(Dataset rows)
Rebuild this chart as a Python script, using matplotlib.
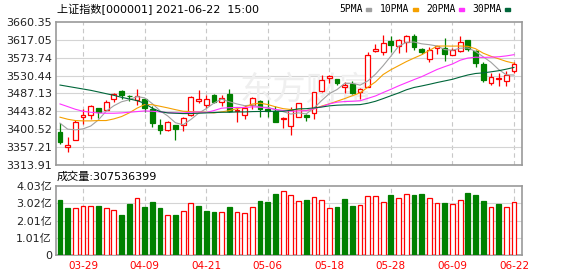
import numpy as np
import matplotlib
matplotlib.use('Agg')
import matplotlib.pyplot as plt
from matplotlib.patches import Rectangle

plt.rcParams['font.family'] = ['DejaVu Sans', 'Noto Sans CJK SC']

# 上证指数 日K 2021-03-24 ~ 2021-06-22
dates = ['03-24', '03-25', '03-26', '03-29', '03-30', '03-31', '04-01', '04-02', '04-06', '04-07',
         '04-08', '04-09', '04-12', '04-13', '04-14', '04-15', '04-16', '04-19', '04-20', '04-21',
         '04-22', '04-23', '04-26', '04-27', '04-28', '04-29', '04-30', '05-06', '05-07', '05-10',
         '05-11', '05-12', '05-13', '05-14', '05-17', '05-18', '05-19', '05-20', '05-21', '05-24',
         '05-25', '05-26', '05-27', '05-28', '05-31', '06-01', '06-02', '06-03', '06-04', '06-07',
         '06-08', '06-09', '06-10', '06-11', '06-15', '06-16', '06-17', '06-18', '06-21', '06-22']
opens = [3393.5, 3357.3, 3375.0, 3431.3, 3435.3, 3452.2, 3447.4, 3474.7, 3493.2, 3482.0,
         3470.7, 3474.7, 3448.9, 3410.4, 3397.5, 3410.4, 3412.0, 3435.3, 3469.9, 3458.6,
         3482.7, 3465.8, 3485.9, 3445.0, 3435.3, 3459.4, 3469.0, 3449.0, 3445.7, 3425.6,
         3407.2, 3431.2, 3434.5, 3439.3, 3492.4, 3523.7, 3521.3, 3503.6, 3510.1, 3489.9,
         3503.6, 3590.5, 3588.0, 3613.8, 3602.5, 3612.2, 3627.5, 3596.1, 3569.6, 3598.5,
         3598.5, 3581.6, 3589.7, 3616.2, 3589.7, 3558.3, 3511.7, 3522.5, 3518.1, 3542.2]
highs = [3416.8, 3382.2, 3423.2, 3449.0, 3459.4, 3453.0, 3471.5, 3489.2, 3495.6, 3483.5,
         3497.2, 3477.1, 3457.0, 3424.8, 3420.8, 3411.0, 3429.7, 3480.3, 3495.6, 3482.7,
         3485.9, 3484.3, 3498.0, 3453.8, 3459.4, 3479.5, 3471.5, 3471.5, 3457.0, 3429.0,
         3455.0, 3465.0, 3437.7, 3490.7, 3531.8, 3531.0, 3522.0, 3515.7, 3518.1, 3500.4,
         3587.3, 3606.6, 3628.3, 3625.9, 3618.5, 3628.0, 3632.3, 3597.0, 3600.0, 3601.7,
         3622.6, 3597.7, 3625.9, 3617.0, 3593.7, 3563.9, 3535.8, 3535.8, 3541.4, 3562.3]
lows = [3364.5, 3344.4, 3374.0, 3412.8, 3424.8, 3427.2, 3446.0, 3466.6, 3474.7, 3469.0,
        3460.2, 3443.3, 3405.5, 3388.7, 3395.1, 3373.4, 3395.9, 3433.0, 3465.0, 3451.4,
        3464.2, 3457.0, 3442.5, 3419.2, 3424.8, 3449.0, 3429.6, 3431.2, 3418.0, 3403.1,
        3385.5, 3429.6, 3420.8, 3425.6, 3489.9, 3513.3, 3506.9, 3489.2, 3485.9, 3473.0,
        3503.0, 3588.0, 3581.6, 3588.0, 3585.6, 3588.0, 3593.7, 3584.0, 3564.0, 3584.0,
        3566.3, 3580.0, 3588.0, 3590.5, 3550.3, 3515.7, 3507.7, 3505.3, 3506.1, 3537.4]
closes = [3368.6, 3362.9, 3419.2, 3435.3, 3456.2, 3443.3, 3466.6, 3486.0, 3483.5, 3480.3,
          3482.0, 3451.4, 3415.2, 3397.5, 3417.6, 3400.0, 3427.3, 3477.9, 3473.9, 3473.1,
          3467.4, 3475.5, 3445.7, 3447.4, 3452.2, 3475.5, 3449.0, 3444.1, 3419.2, 3428.0,
          3446.0, 3464.2, 3431.2, 3489.9, 3518.9, 3530.2, 3513.3, 3506.9, 3489.2, 3497.2,
          3581.6, 3594.5, 3610.6, 3604.1, 3617.8, 3627.5, 3600.1, 3588.0, 3593.7, 3601.7,
          3584.0, 3592.0, 3613.0, 3596.1, 3559.9, 3519.7, 3526.0, 3525.5, 3530.9, 3557.5]
prev_close = 3411.5  # 03-23 收盘, 用于成交量涨跌色
# 成交量(亿股)
vols = [3.21, 2.75, 2.75, 2.86, 2.86, 2.86, 2.75, 2.63, 2.35, 2.98,
        3.33, 2.80, 3.10, 2.75, 2.33, 2.33, 2.57, 3.04, 2.88, 2.57,
        2.51, 2.51, 2.80, 2.51, 2.45, 2.80, 3.15, 3.10, 3.56, 3.74,
        3.50, 3.15, 3.21, 3.39, 3.21, 2.75, 2.80, 3.27, 2.86, 2.92,
        3.45, 3.45, 3.10, 3.50, 3.33, 3.56, 3.50, 3.56, 3.33, 3.04,
        3.04, 3.00, 3.21, 3.62, 3.50, 3.15, 2.80, 2.98, 2.80, 3.075]

# 均线
ma5 = [3415.2, 3400.7, 3399.1, 3401.5, 3408.4, 3423.4, 3444.1, 3457.5, 3467.1, 3471.9,
       3479.7, 3476.6, 3462.5, 3445.3, 3432.7, 3416.3, 3411.5, 3424.1, 3439.3, 3450.4,
       3463.9, 3473.6, 3467.1, 3461.8, 3457.6, 3459.3, 3454.0, 3453.6, 3448.0, 3443.2,
       3437.3, 3440.3, 3437.7, 3451.9, 3470.0, 3486.9, 3496.7, 3511.8, 3511.7, 3507.4,
       3517.6, 3533.9, 3554.6, 3577.6, 3601.7, 3610.9, 3612.0, 3607.5, 3605.4, 3602.2,
       3593.5, 3591.9, 3596.9, 3597.4, 3589.0, 3576.1, 3562.9, 3545.4, 3532.4, 3531.9]
ma10 = [3429.7, 3424.8, 3421.6, 3420.8, 3420.8, 3421.6, 3421.6, 3425.6, 3431.3, 3440.2,
        3451.5, 3460.4, 3460.0, 3456.2, 3452.3, 3448.0, 3444.1, 3443.3, 3442.3, 3441.6,
        3440.1, 3442.5, 3445.6, 3450.6, 3454.0, 3461.6, 3463.8, 3460.4, 3454.9, 3450.4,
        3448.3, 3447.1, 3445.7, 3449.9, 3456.6, 3462.1, 3468.5, 3474.8, 3481.8, 3488.7,
        3502.3, 3515.3, 3533.2, 3544.7, 3554.5, 3564.3, 3572.9, 3581.1, 3591.5, 3602.0,
        3602.2, 3601.9, 3602.2, 3601.4, 3595.6, 3584.8, 3577.4, 3571.2, 3564.9, 3560.5]
ma20 = [3461.8, 3455.4, 3448.9, 3444.1, 3441.7, 3440.1, 3439.3, 3439.3, 3440.1, 3441.7,
        3443.3, 3444.9, 3444.1, 3442.5, 3440.9, 3440.1, 3440.1, 3441.7, 3442.5, 3440.9,
        3445.8, 3451.5, 3452.8, 3453.4, 3453.2, 3454.8, 3453.9, 3451.8, 3448.6, 3446.0,
        3444.2, 3444.8, 3445.6, 3450.3, 3455.3, 3461.8, 3466.1, 3467.6, 3468.3, 3469.6,
        3475.3, 3481.2, 3489.5, 3497.3, 3505.6, 3513.2, 3520.7, 3527.9, 3536.6, 3545.3,
        3552.2, 3558.6, 3567.7, 3573.0, 3575.1, 3574.5, 3575.2, 3576.1, 3578.2, 3581.2]
ma30 = [3507.6, 3504.4, 3501.2, 3498.0, 3494.8, 3490.8, 3486.7, 3482.7, 3477.9, 3473.9,
        3469.9, 3463.4, 3451.4, 3443.3, 3440.1, 3439.3, 3438.5, 3438.5, 3439.3, 3440.1,
        3440.9, 3441.7, 3441.7, 3442.5, 3442.5, 3443.3, 3443.6, 3443.8, 3444.0, 3444.1,
        3446.6, 3450.0, 3450.4, 3452.2, 3454.3, 3457.2, 3458.8, 3459.5, 3459.7, 3460.2,
        3463.5, 3468.3, 3474.8, 3481.7, 3488.4, 3496.0, 3501.7, 3505.4, 3509.4, 3513.7,
        3517.6, 3521.5, 3527.0, 3532.0, 3535.6, 3537.1, 3539.6, 3542.3, 3546.1, 3550.4]

price_ticks = [3313.91, 3357.21, 3400.52, 3443.82, 3487.13, 3530.44, 3573.74, 3617.05, 3660.35]
vol_ticks = [0, 1.0075, 2.015, 3.0225, 4.03]
vol_labels = ['0', '1.01亿', '2.01亿', '3.02亿', '4.03亿']
label_idx = [3, 11, 19, 27, 35, 43, 51, 59]

RED = '#ff0000'
GREEN = '#008000'
GRID = '#d4d4d4'
FRAME = '#999999'

fig = plt.figure(figsize=(5.78, 2.76), dpi=100)
ax = fig.add_axes([56 / 578, 1 - 165 / 276, 466 / 578, 143 / 276])
axv = fig.add_axes([56 / 578, 1 - 255 / 276, 466 / 578, 69 / 276])

x = np.arange(len(closes))
w = 0.62

for a in (ax, axv):
    a.set_xlim(-0.52, 60.04)
    for s in a.spines.values():
        s.set_color(FRAME)
        s.set_linewidth(1.2)
    a.tick_params(length=0, labelsize=8, labelcolor='#222222', pad=3)
    for i in label_idx:
        a.axvline(i, color='#c8c8c8', lw=0.8, ls=(0, (4, 3)), zorder=0)

# 主图 K线
ax.set_ylim(price_ticks[0], price_ticks[-1])
ax.set_yticks(price_ticks)
ax.set_yticklabels(['%.2f' % t for t in price_ticks])
ax.set_xticks([])
for t in price_ticks[1:-1]:
    ax.axhline(t, color=GRID, lw=0.8, zorder=0)

ax.text(0.395, 0.52, '东方财富', transform=ax.transAxes, fontsize=24, color='#efefef',
        family=['Noto Sans CJK SC'], ha='left', va='center', zorder=0.5)

for i in x:
    o, h, l, c = opens[i], highs[i], lows[i], closes[i]
    up = c >= o
    col = RED if up else GREEN
    ax.vlines(i, l, h, color=col, lw=0.9, zorder=2)
    body = max(abs(c - o), 0.8)
    ax.add_patch(Rectangle((i - w / 2, min(o, c)), w, body, facecolor='white' if up else GREEN,
                           edgecolor=col, lw=0.9, zorder=3))

ax.plot(x, ma5, color='#a0a0a0', lw=0.8, zorder=4)
ax.plot(x, ma10, color='#f5a000', lw=0.8, zorder=4)
ax.plot(x, ma20, color='#ff33ff', lw=0.8, zorder=4)
ax.plot(x, ma30, color='#00663a', lw=0.8, zorder=4)

# 成交量
axv.set_ylim(0, 4.03)
axv.set_yticks(vol_ticks)
axv.set_yticklabels(vol_labels)
for t in vol_ticks[1:-1]:
    axv.axhline(t, color=GRID, lw=0.8, zorder=0)
pc = [prev_close] + closes[:-1]
for i in x:
    vup = closes[i] >= pc[i]
    axv.add_patch(Rectangle((i - w / 2, 0), w, vols[i], facecolor='white' if vup else GREEN,
                            edgecolor=RED if vup else GREEN, lw=0.9, zorder=3))
axv.set_xticks(label_idx)
axv.set_xticklabels([dates[i] for i in label_idx], color=RED, fontsize=7.5)
axv.tick_params(axis='x', pad=4)

# 标题 / 图例
fig.text(57 / 578, 1 - 9 / 276, '上证指数[000001] 2021-06-22  15:00', fontsize=8, va='center')
fig.text(57 / 578, 1 - 177 / 276, '成交量:307536399', fontsize=8, va='center')
legend = [('5PMA', '#a0a0a0', 339), ('10PMA', '#f5a000', 380), ('20PMA', '#ff33ff', 426),
          ('30PMA', '#00663a', 472)]
for name, col, px in legend:
    fig.text(px / 578, 1 - 9 / 276, name, fontsize=7, va='center', family='DejaVu Sans Mono')
    fig.add_artist(Rectangle(((px + len(name) * 5.9 + 3) / 578, 1 - 11 / 276), 5 / 578, 3 / 276,
                             color=col, transform=fig.transFigure))

fig.savefig('out.png', dpi=100)
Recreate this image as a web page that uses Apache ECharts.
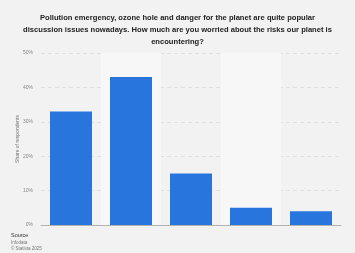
<!DOCTYPE html>
<html>
<head>
<meta charset="utf-8">
<script src="https://cdn.jsdelivr.net/npm/echarts@6/dist/echarts.min.js"></script>
<style>html,body{margin:0;padding:0;background:#f2f2f2;}#c{width:355px;height:253px;}</style>
</head>
<body>
<div id="c"></div>
<script>
const categories = ['Very worried', 'Quite worried', 'Somewhat worried', 'Little worried', 'Not worried at all'];
const values = [33, 43, 15, 5, 4];
const yTicks = [0, 10, 20, 30, 40, 50];
const titleText = 'Pollution emergency, ozone hole and danger for the planet are quite popular\ndiscussion issues nowadays. How much are you worried about the risks our planet is\nencountering?';

const chart = echarts.init(document.getElementById('c'), null, {renderer: 'canvas'});
chart.setOption({
  backgroundColor: '#f2f2f2',
  animation: false,
  title: {
    text: titleText,
    left: 'center',
    top: 7,
    textStyle: {fontFamily: 'Liberation Sans, Arial', fontSize: 7.6, fontWeight: 'bold', color: '#222', lineHeight: 12}
  },
  graphic: [
    {type: 'text', left: 11, top: 232, style: {text: 'Source', fontSize: 5.5, fill: '#333', fontFamily: 'Liberation Sans, Arial'}},
    {type: 'text', left: 11, top: 240, style: {text: 'Infodata', fontSize: 4.5, fill: '#777', fontFamily: 'Liberation Sans, Arial'}},
    {type: 'text', left: 11, top: 246, style: {text: '© Statista 2025', fontSize: 4.5, fill: '#777', fontFamily: 'Liberation Sans, Arial'}}
  ],
  grid: {left: 41, right: 14, top: 53, bottom: 28, containLabel: false},
  xAxis: {
    type: 'category',
    data: categories,
    axisLabel: {show: false, interval: 0},
    axisTick: {show: false, interval: 0},
    axisLine: {show: true, lineStyle: {color: '#b3b3b3', width: 1}},
    splitArea: {show: true, interval: 0, areaStyle: {color: ['rgba(0,0,0,0)', '#f7f7f7']}}
  },
  yAxis: {
    type: 'value',
    min: 0, max: 50, interval: 10,
    name: 'Share of respondents',
    nameLocation: 'middle',
    nameGap: 21,
    nameMoveOverlap: false,
    nameTextStyle: {fontSize: 5, color: '#777', fontFamily: 'Liberation Sans, Arial'},
    axisLabel: {fontSize: 5, color: '#888', formatter: v => yTicks.includes(v) ? v + '%' : '', margin: 8, fontFamily: 'Liberation Sans, Arial'},
    axisLine: {show: false},
    axisTick: {show: false},
    splitLine: {lineStyle: {color: '#e0e0e0', type: [4, 3], width: 1}}
  },
  series: [{
    type: 'bar',
    data: values,
    barWidth: '70%',
    itemStyle: {color: '#2876dd'},
    label: {show: false}
  }]
});
</script>
</body>
</html>
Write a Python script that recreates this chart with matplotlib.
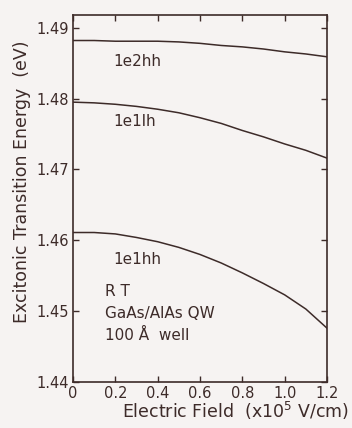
import matplotlib.pyplot as plt

field = [0.0, 0.1, 0.2, 0.3, 0.4, 0.5, 0.6, 0.7, 0.8, 0.9, 1.0, 1.1, 1.2]
e2hh = [1.4882, 1.4882, 1.4881, 1.4881, 1.4881, 1.4880, 1.4878,
        1.4875, 1.4873, 1.4870, 1.4866, 1.4863, 1.4859]
e1lh = [1.4795, 1.4794, 1.4792, 1.4789, 1.4785, 1.4780, 1.4773,
        1.4765, 1.4755, 1.4746, 1.4736, 1.4727, 1.4716]
e1hh = [1.4611, 1.4611, 1.4609, 1.4604, 1.4598, 1.4590, 1.4580,
        1.4568, 1.4554, 1.4539, 1.4523, 1.4503, 1.4476]
xticks = [0.0, 0.2, 0.4, 0.6, 0.8, 1.0, 1.2]
xtick_labels = ["0", "0.2", "0.4", "0.6", "0.8", "1.0", "1.2"]
yticks = [1.44, 1.45, 1.46, 1.47, 1.48, 1.49]

ink = "#3d2b29"
paper = "#f6f3f2"

fig = plt.figure(figsize=(3.52, 4.28), dpi=100, facecolor=paper)
ax = fig.add_axes([73 / 352, 1 - 382 / 428, 254 / 352, 367 / 428], facecolor=paper)

for ys in (e2hh, e1lh, e1hh):
    ax.plot(field, ys, color=ink, lw=1.1)

ax.set_xlim(0, 1.2)
ax.set_ylim(1.44, 1.4918)
ax.set_xticks(xticks)
ax.set_xticklabels(xtick_labels)
ax.set_yticks(yticks)
ax.set_yticklabels([f"{v:.2f}" for v in yticks])
ax.tick_params(direction="in", length=4, width=1, colors=ink, labelsize=10.5,
               top=True, right=True, pad=3)
for s in ax.spines.values():
    s.set_color(ink)
    s.set_linewidth(1.2)

kw = dict(color=ink, fontsize=11, va="center")
ax.text(0.19, 1.4852, "1e2hh", **kw)
ax.text(0.19, 1.4767, "1e1lh", **kw)
ax.text(0.19, 1.4573, "1e1hh", **kw)
ax.text(0.15, 1.4528, "R T", **kw)
ax.text(0.15, 1.4496, "GaAs/AlAs QW", **kw)
ax.text(0.15, 1.4466, "100 Å  well", **kw)

ax.set_xlabel("Electric Field  (x10$^5$ V/cm)", color=ink, fontsize=12.5, labelpad=2)
ax.xaxis.set_label_coords(0.64, -0.05)
ax.set_ylabel("Excitonic Transition Energy  (eV)", color=ink, fontsize=12.5, labelpad=3)
ax.yaxis.set_label_coords(-0.165, 0.545)

fig.savefig("out.png", dpi=100, facecolor=paper)
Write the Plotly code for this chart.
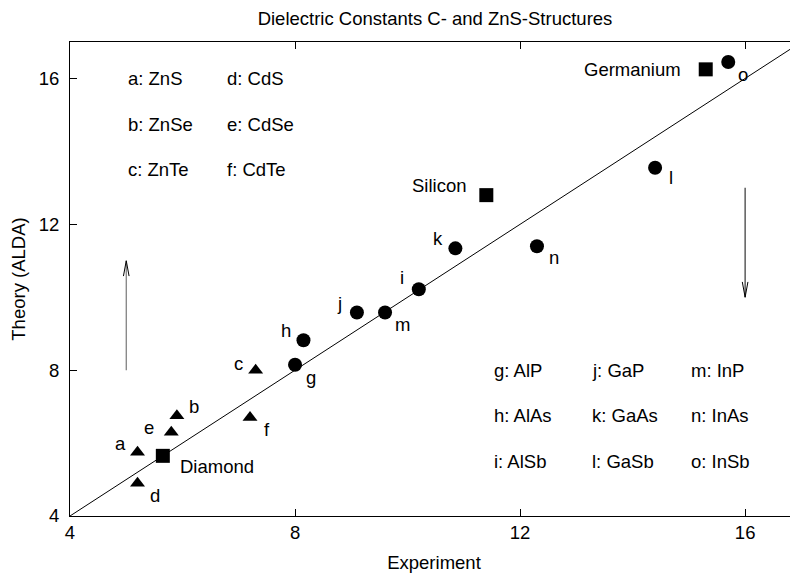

(Given instruction): Within the entries above, give again exactly the lines starting at the one that contains "Recreate this image" and ending at the one that contains "const titleText = 'Pollution", leaving out the pictures.

(The completed task):
Recreate this image as a web page that uses Apache ECharts.
<!DOCTYPE html>
<html>
<head>
<meta charset="utf-8">
<script src="https://cdn.jsdelivr.net/npm/echarts@6/dist/echarts.min.js"></script>
<style>html,body{margin:0;padding:0;background:#f2f2f2;}#c{width:355px;height:253px;}</style>
</head>
<body>
<div id="c"></div>
<script>
const categories = ['Very worried', 'Quite worried', 'Somewhat worried', 'Little worried', 'Not worried at all'];
const values = [33, 43, 15, 5, 4];
const yTicks = [0, 10, 20, 30, 40, 50];
const titleText = 'Pollution emergency, ozone hole and danger for the planet are quite popular\ndiscussion issues nowadays. How much are you worried about the risks our planet is\nencountering?';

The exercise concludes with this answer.